__Data provided__.
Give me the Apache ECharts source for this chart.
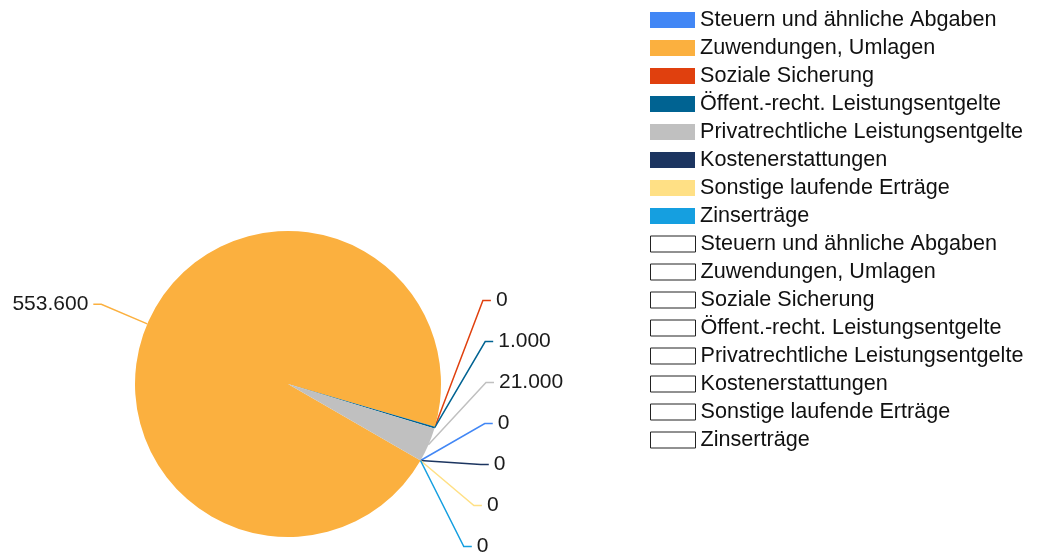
<!DOCTYPE html>
<html><head><meta charset="utf-8">
<script src="https://cdn.jsdelivr.net/npm/echarts@6/dist/echarts.min.js"></script>
<style>html,body{margin:0;padding:0;background:#fff}#c{width:1037px;height:553px}</style>
</head><body><div id="c"></div>
<script>
const categories = ['Steuern und ähnliche Abgaben','Zuwendungen, Umlagen','Soziale Sicherung','Öffent.-recht. Leistungsentgelte','Privatrechtliche Leistungsentgelte','Kostenerstattungen','Sonstige laufende Erträge','Zinserträge'];
const values = [0, 553600, 0, 1000, 21000, 0, 0, 0];
const colors = ['#4287f5','#fbb03f','#e0400e','#006392','#c0c0c0','#1c3560','#ffe085','#159fe0'];

function fmt(v){ return String(v).replace(/\B(?=(\d{3})+(?!\d))/g,'.'); }
const chart = echarts.init(document.getElementById('c'), null, {renderer:'canvas'});
const font = 'Liberation Sans, Arial, sans-serif';
const legendCommon = {orient:'vertical', left:645, itemWidth:45, itemHeight:16, itemGap:6, icon:'rect', selectedMode:false,
  textStyle:{fontFamily:font, fontSize:21.6, color:'#111', lineHeight:22, padding:[0,0,0,0]}};
const option = {
  animation:false,
  color: colors,
  legend:[
    Object.assign({}, legendCommon, {top:4, data: categories.map(n=>({name:n}))}),
    Object.assign({}, legendCommon, {top:228, data: categories.map(n=>({name:n, itemStyle:{color:'#fff', borderColor:'#222', borderWidth:1}}))})
  ],
  series:[{ type:'pie', center:[288,384], radius:153, startAngle:-30, clockwise:true,
    left:0, top:0, width:1037, height:567,
    avoidLabelOverlap:true,
    itemStyle:{borderWidth:0},
    emphasis:{disabled:true},
    label:{show:true, formatter:p=>fmt(p.value), fontFamily:font, fontSize:21, color:'#1a1a1a', lineHeight:39},
    labelLine:{show:true, length:50, length2:8, lineStyle:{width:1.5}},
    data: categories.map((n,i)=>({name:n, value:values[i]}))
  }]
};
chart.setOption(option);
</script></body></html>
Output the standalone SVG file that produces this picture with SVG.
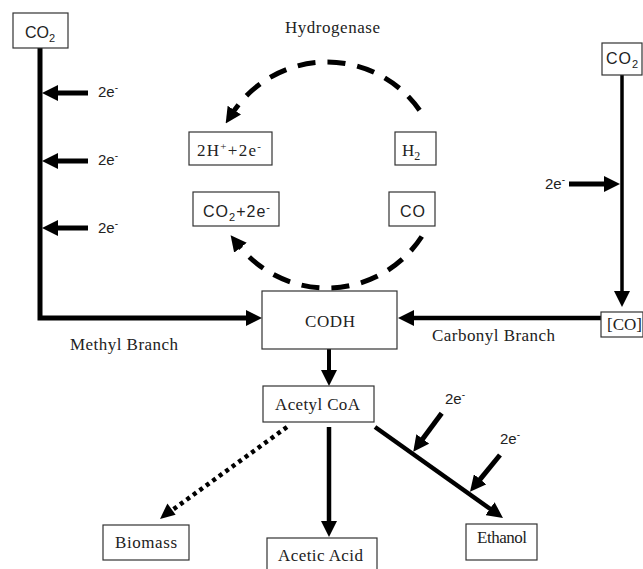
<svg xmlns="http://www.w3.org/2000/svg" width="643" height="569" viewBox="0 0 643 569">
<style>
.box{fill:#fff;stroke:#333;stroke-width:1.2}
.serif{font-family:"Liberation Serif","Times New Roman",serif;font-size:17px;fill:#222}
.sans{font-family:"Liberation Sans",Arial,sans-serif;font-size:16px;fill:#222}
.el{font-family:"Liberation Sans",Arial,sans-serif;font-size:15px;fill:#222}
.ln{fill:none;stroke:#000;stroke-linecap:butt}
</style>
<defs>
<marker id="ah" markerUnits="userSpaceOnUse" markerWidth="16" markerHeight="16" viewBox="0 0 16 16" refX="4" refY="8" orient="auto">
<path d="M0,0 L16,8 L0,16 z" fill="#000"/>
</marker>
</defs>
<g id="connectors">
<polyline class="ln" points="40,48 40,318 250,318" stroke-width="5" marker-end="url(#ah)"/>
<line class="ln" x1="88" y1="93" x2="54" y2="93" stroke-width="5" marker-end="url(#ah)"/>
<line class="ln" x1="88" y1="161" x2="54" y2="161" stroke-width="5" marker-end="url(#ah)"/>
<line class="ln" x1="88" y1="228" x2="54" y2="228" stroke-width="5" marker-end="url(#ah)"/>
<line class="ln" x1="622" y1="75" x2="622" y2="295" stroke-width="3.5" marker-end="url(#ah)"/>
<line class="ln" x1="569" y1="184" x2="608" y2="184" stroke-width="5" marker-end="url(#ah)"/>
<line class="ln" x1="601" y1="318" x2="410" y2="318" stroke-width="4.5" marker-end="url(#ah)"/>
<line class="ln" x1="329" y1="349" x2="329" y2="374" stroke-width="4" marker-end="url(#ah)"/>
<line class="ln" x1="329" y1="427" x2="329" y2="525" stroke-width="4.5" marker-end="url(#ah)"/>
<line class="ln" x1="375" y1="427" x2="493.2" y2="511" stroke-width="4.5" marker-end="url(#ah)"/>
<line class="ln" x1="441.7" y1="413.3" x2="420.4" y2="442.1" stroke-width="5" marker-end="url(#ah)"/>
<line class="ln" x1="500" y1="455" x2="477.6" y2="482.4" stroke-width="5" marker-end="url(#ah)"/>
<line class="ln" x1="287" y1="427" x2="171" y2="511" stroke-width="4.5" stroke-dasharray="4 4"/>
<polygon points="160,519 167.4,503.4 175.6,514.8" fill="#000"/>
<path class="ln" d="M419.6,110.2 A113,113 0 0 0 232.2,113.5" stroke-width="5" stroke-dasharray="18 12" marker-end="url(#ah)"/>
<path class="ln" d="M421.8,236.5 A113,113 0 0 1 238,244.6" stroke-width="5" stroke-dasharray="18 12" marker-end="url(#ah)"/>
</g>
<g id="node-co2-left"><rect class="box" x="13" y="13" width="55" height="35"/><text class="sans" x="25" y="38" textLength="30" lengthAdjust="spacing">CO<tspan dy="4" font-size="11">2</tspan></text></g>
<g id="node-co2-right"><rect class="box" x="602" y="43" width="40" height="32"/><text class="sans" x="606" y="64" textLength="32" lengthAdjust="spacing">CO<tspan dy="4" font-size="11">2</tspan></text></g>
<g id="label-hydrogenase"><text class="serif" x="285" y="33" textLength="95" lengthAdjust="spacing">Hydrogenase</text></g>
<g id="node-2h"><rect class="box" x="189" y="132" width="83" height="33"/><text class="serif" x="197" y="156" textLength="64" lengthAdjust="spacing">2H<tspan dy="-6" font-size="11">+</tspan><tspan dy="6">+2e</tspan><tspan dy="-6" font-size="11">-</tspan></text></g>
<g id="node-h2"><rect class="box" x="395" y="132" width="41" height="33"/><text class="serif" x="402" y="156">H<tspan dy="4" font-size="12">2</tspan></text></g>
<g id="node-co2-2e"><rect class="box" x="193" y="192" width="86" height="34"/><text class="sans" x="203" y="217" textLength="67" lengthAdjust="spacing">CO<tspan dy="4" font-size="11">2</tspan><tspan dy="-4">+2e</tspan><tspan dy="-6" font-size="11">-</tspan></text></g>
<g id="node-co"><rect class="box" x="389" y="192" width="46" height="34"/><text class="sans" x="400" y="217" textLength="25" lengthAdjust="spacing">CO</text></g>
<g id="node-codh"><rect class="box" x="262" y="291" width="135" height="58"/><text class="serif" x="305" y="327" textLength="50" lengthAdjust="spacing">CODH</text></g>
<g id="node-co-bracket"><rect class="box" x="601" y="312" width="42" height="25"/><text class="serif" x="607" y="330" textLength="35" lengthAdjust="spacing">[CO]</text></g>
<g id="node-acetylcoa"><rect class="box" x="263" y="386" width="111" height="36"/><text class="serif" x="275" y="410" textLength="85" lengthAdjust="spacing">Acetyl CoA</text></g>
<g id="node-biomass"><rect class="box" x="103" y="525" width="86" height="35"/><text class="serif" x="115" y="548" textLength="62" lengthAdjust="spacing">Biomass</text></g>
<g id="node-acetic"><rect class="box" x="267" y="538" width="110" height="40"/><text class="serif" x="278" y="561" textLength="85" lengthAdjust="spacing">Acetic Acid</text></g>
<g id="node-ethanol"><rect class="box" x="466" y="524" width="71" height="36"/><text class="serif" x="477" y="543" textLength="50" lengthAdjust="spacing">Ethanol</text></g>
<g id="labels">
<text class="serif" x="70" y="350" textLength="108" lengthAdjust="spacing">Methyl Branch</text>
<text class="serif" x="432" y="341" textLength="123" lengthAdjust="spacing">Carbonyl Branch</text>
<text class="el" x="98" y="97">2e<tspan dy="-6" font-size="10">-</tspan></text>
<text class="el" x="98" y="165">2e<tspan dy="-6" font-size="10">-</tspan></text>
<text class="el" x="98" y="233">2e<tspan dy="-6" font-size="10">-</tspan></text>
<text class="el" x="545" y="189">2e<tspan dy="-6" font-size="10">-</tspan></text>
<text class="el" x="445" y="404">2e<tspan dy="-6" font-size="10">-</tspan></text>
<text class="el" x="500" y="444">2e<tspan dy="-6" font-size="10">-</tspan></text>
</g>
</svg>
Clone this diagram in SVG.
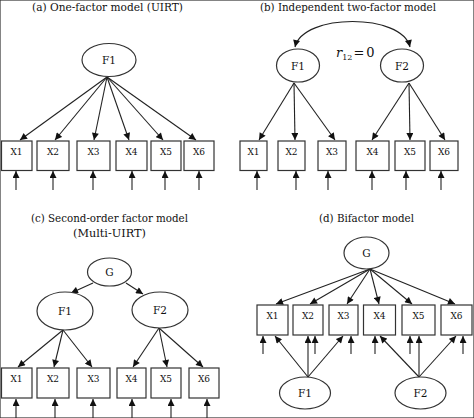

__Prompt__. Copy nothing but the lines from the top of the data down to the line containing "</script></body></html>", and leave the pictures out.

__Output__.
Give me the Apache ECharts source for this chart.
<!DOCTYPE html>
<html><head><meta charset="utf-8">
<script src="https://cdn.jsdelivr.net/npm/echarts@6/dist/echarts.min.js"></script>
<style>html,body{margin:0;padding:0;background:#fff}#c{width:1037px;height:553px}</style>
</head><body><div id="c"></div>
<script>
const categories = ['Steuern und ähnliche Abgaben','Zuwendungen, Umlagen','Soziale Sicherung','Öffent.-recht. Leistungsentgelte','Privatrechtliche Leistungsentgelte','Kostenerstattungen','Sonstige laufende Erträge','Zinserträge'];
const values = [0, 553600, 0, 1000, 21000, 0, 0, 0];
const colors = ['#4287f5','#fbb03f','#e0400e','#006392','#c0c0c0','#1c3560','#ffe085','#159fe0'];

function fmt(v){ return String(v).replace(/\B(?=(\d{3})+(?!\d))/g,'.'); }
const chart = echarts.init(document.getElementById('c'), null, {renderer:'canvas'});
const font = 'Liberation Sans, Arial, sans-serif';
const legendCommon = {orient:'vertical', left:645, itemWidth:45, itemHeight:16, itemGap:6, icon:'rect', selectedMode:false,
  textStyle:{fontFamily:font, fontSize:21.6, color:'#111', lineHeight:22, padding:[0,0,0,0]}};
const option = {
  animation:false,
  color: colors,
  legend:[
    Object.assign({}, legendCommon, {top:4, data: categories.map(n=>({name:n}))}),
    Object.assign({}, legendCommon, {top:228, data: categories.map(n=>({name:n, itemStyle:{color:'#fff', borderColor:'#222', borderWidth:1}}))})
  ],
  series:[{ type:'pie', center:[288,384], radius:153, startAngle:-30, clockwise:true,
    left:0, top:0, width:1037, height:567,
    avoidLabelOverlap:true,
    itemStyle:{borderWidth:0},
    emphasis:{disabled:true},
    label:{show:true, formatter:p=>fmt(p.value), fontFamily:font, fontSize:21, color:'#1a1a1a', lineHeight:39},
    labelLine:{show:true, length:50, length2:8, lineStyle:{width:1.5}},
    data: categories.map((n,i)=>({name:n, value:values[i]}))
  }]
};
chart.setOption(option);
</script></body></html>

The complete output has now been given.